__The request__. Leave out the pictures and repeat the rest of the material exactly.

[Rows from a dataset of charts and code]

□ □ □ □

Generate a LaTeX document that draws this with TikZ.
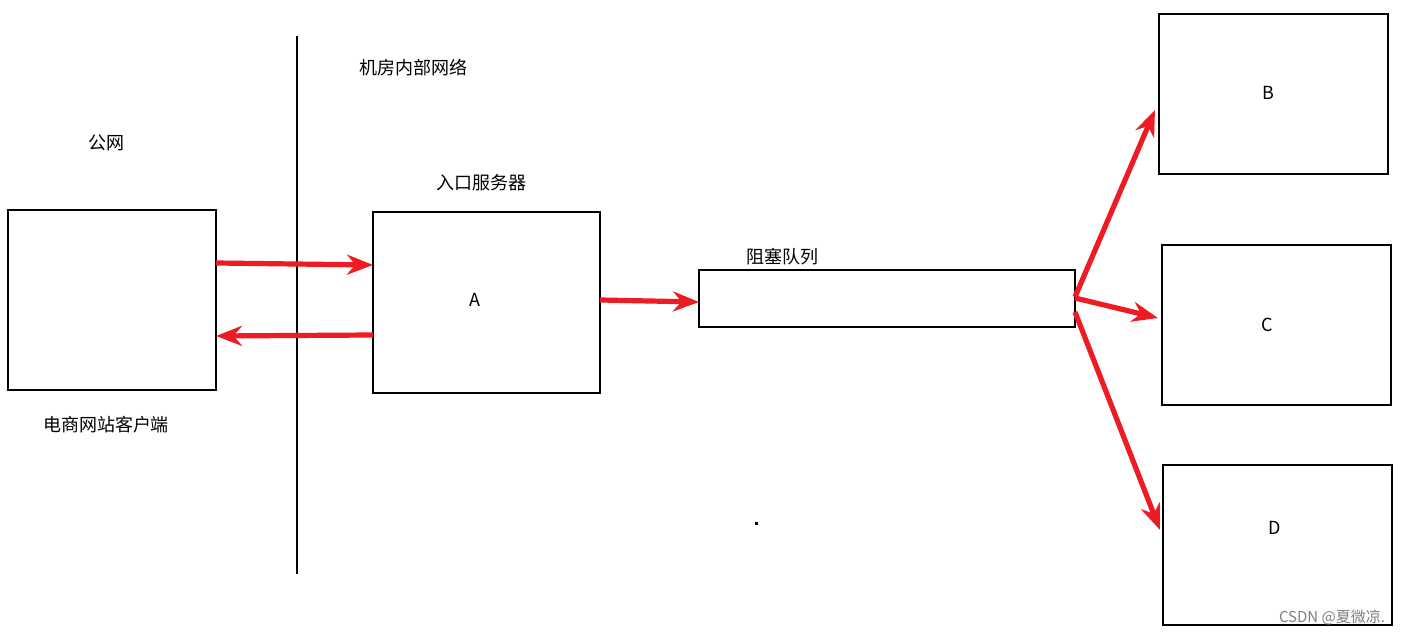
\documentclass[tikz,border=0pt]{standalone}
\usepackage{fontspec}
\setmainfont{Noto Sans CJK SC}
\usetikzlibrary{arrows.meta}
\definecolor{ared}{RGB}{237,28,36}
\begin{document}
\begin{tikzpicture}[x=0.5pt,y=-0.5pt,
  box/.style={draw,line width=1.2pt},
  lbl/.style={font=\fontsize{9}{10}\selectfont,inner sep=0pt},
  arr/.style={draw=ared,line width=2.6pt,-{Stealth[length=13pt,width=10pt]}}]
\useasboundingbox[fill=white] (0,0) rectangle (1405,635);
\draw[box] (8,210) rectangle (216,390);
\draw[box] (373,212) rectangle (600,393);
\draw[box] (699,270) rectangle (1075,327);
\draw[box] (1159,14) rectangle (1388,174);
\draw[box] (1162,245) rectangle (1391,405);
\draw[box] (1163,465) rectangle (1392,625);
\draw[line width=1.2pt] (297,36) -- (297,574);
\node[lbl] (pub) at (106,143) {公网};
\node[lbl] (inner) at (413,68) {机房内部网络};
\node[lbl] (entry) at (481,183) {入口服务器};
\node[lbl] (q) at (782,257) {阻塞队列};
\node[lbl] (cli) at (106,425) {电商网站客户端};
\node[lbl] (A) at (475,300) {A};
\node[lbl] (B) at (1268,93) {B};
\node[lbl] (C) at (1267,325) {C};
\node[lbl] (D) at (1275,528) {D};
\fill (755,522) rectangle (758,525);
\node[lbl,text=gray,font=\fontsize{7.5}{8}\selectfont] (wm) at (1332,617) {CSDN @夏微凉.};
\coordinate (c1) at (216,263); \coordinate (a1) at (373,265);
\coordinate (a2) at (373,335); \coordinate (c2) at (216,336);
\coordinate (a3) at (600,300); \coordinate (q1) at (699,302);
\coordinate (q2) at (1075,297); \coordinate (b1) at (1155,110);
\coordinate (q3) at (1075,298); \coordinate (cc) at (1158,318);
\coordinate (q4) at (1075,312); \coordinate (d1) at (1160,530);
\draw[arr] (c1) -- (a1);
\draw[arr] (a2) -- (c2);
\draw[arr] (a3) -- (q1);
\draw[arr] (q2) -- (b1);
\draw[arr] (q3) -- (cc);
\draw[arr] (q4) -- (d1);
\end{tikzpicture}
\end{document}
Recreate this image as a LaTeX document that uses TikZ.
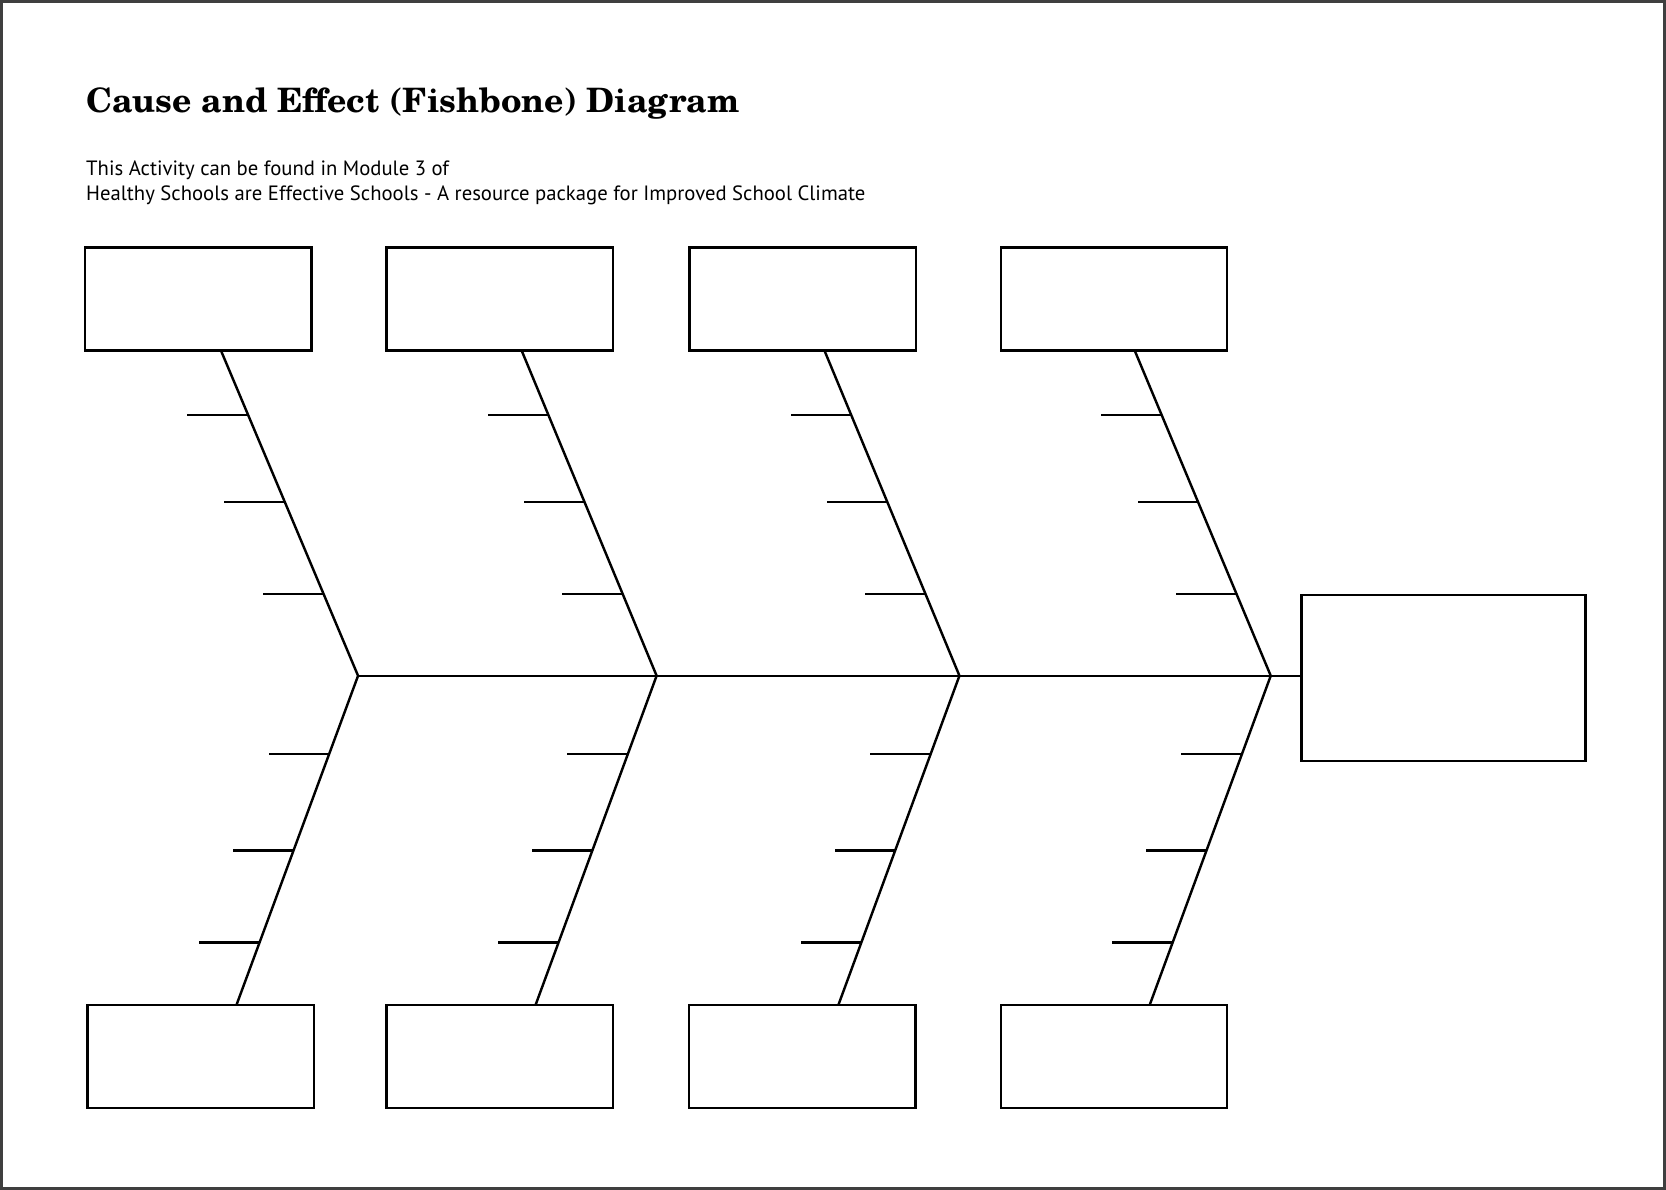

□ □ □ □

__Response to this task__.
Generate a LaTeX document that draws this with TikZ.
\documentclass[tikz,border=0pt]{standalone}
\usepackage{fontspec}
\setmainfont{Noto Sans CJK SC}
\usetikzlibrary{arrows.meta}
\definecolor{ared}{RGB}{237,28,36}
\begin{document}
\begin{tikzpicture}[x=0.5pt,y=-0.5pt,
  box/.style={draw,line width=1.2pt},
  lbl/.style={font=\fontsize{9}{10}\selectfont,inner sep=0pt},
  arr/.style={draw=ared,line width=2.6pt,-{Stealth[length=13pt,width=10pt]}}]
\useasboundingbox[fill=white] (0,0) rectangle (1405,635);
\draw[box] (8,210) rectangle (216,390);
\draw[box] (373,212) rectangle (600,393);
\draw[box] (699,270) rectangle (1075,327);
\draw[box] (1159,14) rectangle (1388,174);
\draw[box] (1162,245) rectangle (1391,405);
\draw[box] (1163,465) rectangle (1392,625);
\draw[line width=1.2pt] (297,36) -- (297,574);
\node[lbl] (pub) at (106,143) {公网};
\node[lbl] (inner) at (413,68) {机房内部网络};
\node[lbl] (entry) at (481,183) {入口服务器};
\node[lbl] (q) at (782,257) {阻塞队列};
\node[lbl] (cli) at (106,425) {电商网站客户端};
\node[lbl] (A) at (475,300) {A};
\node[lbl] (B) at (1268,93) {B};
\node[lbl] (C) at (1267,325) {C};
\node[lbl] (D) at (1275,528) {D};
\fill (755,522) rectangle (758,525);
\node[lbl,text=gray,font=\fontsize{7.5}{8}\selectfont] (wm) at (1332,617) {CSDN @夏微凉.};
\coordinate (c1) at (216,263); \coordinate (a1) at (373,265);
\coordinate (a2) at (373,335); \coordinate (c2) at (216,336);
\coordinate (a3) at (600,300); \coordinate (q1) at (699,302);
\coordinate (q2) at (1075,297); \coordinate (b1) at (1155,110);
\coordinate (q3) at (1075,298); \coordinate (cc) at (1158,318);
\coordinate (q4) at (1075,312); \coordinate (d1) at (1160,530);
\draw[arr] (c1) -- (a1);
\draw[arr] (a2) -- (c2);
\draw[arr] (a3) -- (q1);
\draw[arr] (q2) -- (b1);
\draw[arr] (q3) -- (cc);
\draw[arr] (q4) -- (d1);
\end{tikzpicture}
\end{document}
Recreate this image as a LaTeX document that uses TikZ.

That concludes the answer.